**What you should do:**
Starting with the first line of the listing, quote each line exactly until and including the one with "(592,289) rectangle (724,323);", leaving pictures out.
=== Listing ===
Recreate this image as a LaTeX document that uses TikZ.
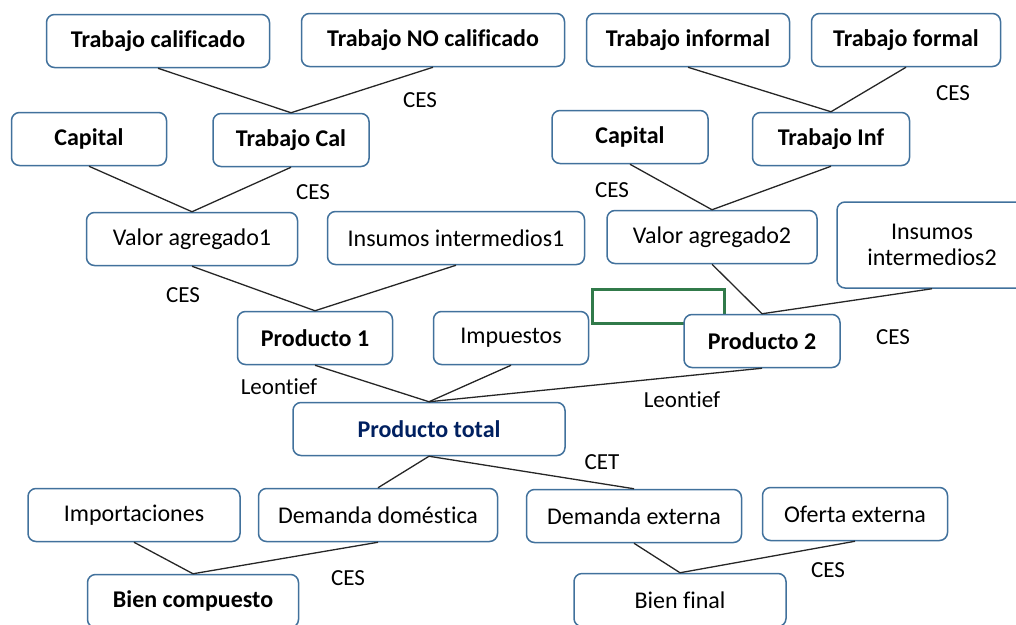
\documentclass[tikz,border=0pt]{standalone}
\usepackage{fontspec}
\setmainfont{Carlito}[Ligatures=CommonOff]
\usepackage{tikz}
\usetikzlibrary{positioning}
\definecolor{borde}{RGB}{65,113,156}
\definecolor{azul}{RGB}{0,32,96}
\definecolor{verde}{RGB}{49,122,74}
\begin{document}
\begin{tikzpicture}[x=1pt, y=-1pt,        nor/.style={rectangle, rounded corners=8pt, draw=borde, fill=white, line width=1.5pt, minimum height=53pt, inner sep=0pt, align=center, font=\fontsize{24}{26}\selectfont},        neg/.style={nor, font=\fontsize{24}{26}\selectfont\bfseries},        tot/.style={neg, text=azul},        fun/.style={inner sep=0pt, font=\fontsize{23}{26}\selectfont},        lin/.style={line width=1.3pt, black!85}    ]
        \useasboundingbox (0,0) rectangle (1016,624);
        \draw [verde, line width=3pt] (592,289) rectangle (724,323);

        \node (tcal) [neg, minimum width=223pt] at (158,41) {Trabajo calificado};
        \node (tnocal) [neg, minimum width=263pt] at (433,40) {Trabajo NO calificado};
        \node (tinf) [neg, minimum width=203pt] at (688,40) {Trabajo informal};
        \node (tfor) [neg, minimum width=189pt] at (906,40) {Trabajo formal};
        \node (cap1) [neg, minimum width=155pt] at (89,139) {Capital};
        \node (tcal2) [neg, minimum width=156pt] at (291,140) {Trabajo Cal};
        \node (cap2) [neg, minimum width=156pt] at (630,137) {Capital};
        \node (tinf2) [neg, minimum width=157pt] at (831,139) {Trabajo Inf};
        \node (va1) [nor, minimum width=211pt] at (192,239) {Valor agregado1};
        \node (ii1) [nor, minimum width=257pt] at (456,238) {Insumos intermedios1};
        \node (va2) [nor, minimum width=210pt] at (712,237) {Valor agregado2};
        \node (ii2) [nor, minimum width=190pt, minimum height=86pt] at (932,245) {Insumos\\intermedios2};
        \node (p1) [neg, minimum width=155pt] at (315,338) {Producto 1};
        \node (imp) [nor, minimum width=155pt] at (511,338) {Impuestos};
        \node (p2) [neg, minimum width=156pt] at (762,341) {Producto 2};
        \node (ptot) [tot, minimum width=272pt] at (429,429) {Producto total};
        \node (impo) [nor, minimum width=212pt] at (134,515) {Importaciones};
        \node (dd) [nor, minimum width=239pt] at (378,515) {Demanda doméstica};
        \node (de) [nor, minimum width=215pt] at (634,516) {Demanda externa};
        \node (oe) [nor, minimum width=185pt] at (855,514) {Oferta externa};
        \node (bc) [neg, minimum width=211pt] at (193,601) {Bien compuesto};
        \node (bf) [nor, minimum width=212pt] at (680,600) {Bien final};

        \node (ces1) [fun] at (420,100) {CES};
        \node (ces2) [fun] at (953,93) {CES};
        \node (ces3) [fun] at (313,192) {CES};
        \node (ces4) [fun] at (612,190) {CES};
        \node (ces5) [fun] at (183,295) {CES};
        \node (ces6) [fun] at (893,337) {CES};
        \node (leo1) [fun] at (279,387) {Leontief};
        \node (leo2) [fun] at (682,400) {Leontief};
        \node (cet) [fun] at (602,462) {CET};
        \node (ces7) [fun] at (348,578) {CES};
        \node (ces8) [fun] at (828,570) {CES};

        \draw [lin] (tcal.south) -- (tcal2.north);
        \draw [lin] (tnocal.south) -- (tcal2.north);
        \draw [lin] (tinf.south) -- (tinf2.north);
        \draw [lin] (tfor.south) -- (tinf2.north);
        \draw [lin] (cap1.south) -- (va1.north);
        \draw [lin] (tcal2.south) -- (va1.north);
        \draw [lin] (cap2.south) -- (va2.north);
        \draw [lin] (tinf2.south) -- (va2.north);
        \draw [lin] (va1.south) -- (p1.north);
        \draw [lin] (ii1.south) -- (p1.north);
        \draw [lin] (va2.south) -- (p2.north);
        \draw [lin] (ii2.south) -- (p2.north);
        \draw [lin] (p1.south) -- (ptot.north);
        \draw [lin] (imp.south) -- (ptot.north);
        \draw [lin] (p2.south) -- (ptot.north);
        \draw [lin] (ptot.south) -- (dd.north);
        \draw [lin] (ptot.south) -- (de.north);
        \draw [lin] (impo.south) -- (bc.north);
        \draw [lin] (dd.south) -- (bc.north);
        \draw [lin] (de.south) -- (bf.north);
        \draw [lin] (oe.south) -- (bf.north);
    \end{tikzpicture}
\end{document}
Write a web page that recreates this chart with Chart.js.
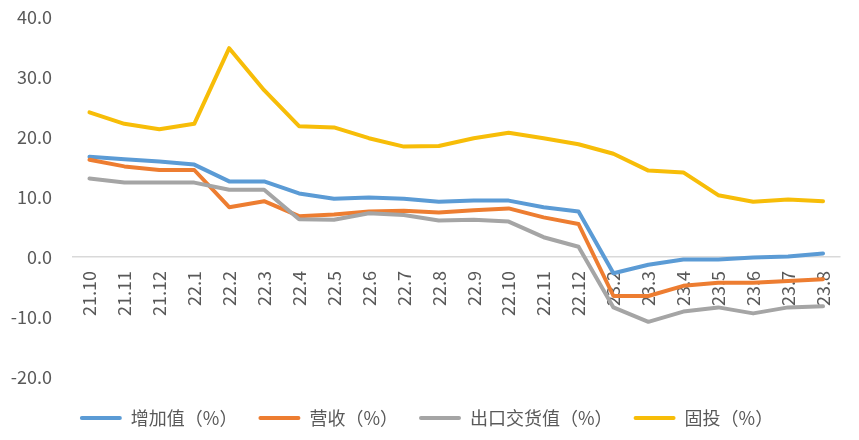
===
**Completed exercise:**
Recreate this image as a LaTeX document that uses TikZ.
\documentclass[tikz,border=0pt]{standalone}
\usepackage{fontspec}
\setmainfont{Carlito}[Ligatures=CommonOff]
\usepackage{tikz}
\usetikzlibrary{positioning}
\definecolor{borde}{RGB}{65,113,156}
\definecolor{azul}{RGB}{0,32,96}
\definecolor{verde}{RGB}{49,122,74}
\begin{document}
\begin{tikzpicture}[x=1pt, y=-1pt,        nor/.style={rectangle, rounded corners=8pt, draw=borde, fill=white, line width=1.5pt, minimum height=53pt, inner sep=0pt, align=center, font=\fontsize{24}{26}\selectfont},        neg/.style={nor, font=\fontsize{24}{26}\selectfont\bfseries},        tot/.style={neg, text=azul},        fun/.style={inner sep=0pt, font=\fontsize{23}{26}\selectfont},        lin/.style={line width=1.3pt, black!85}    ]
        \useasboundingbox (0,0) rectangle (1016,624);
        \draw [verde, line width=3pt] (592,289) rectangle (724,323);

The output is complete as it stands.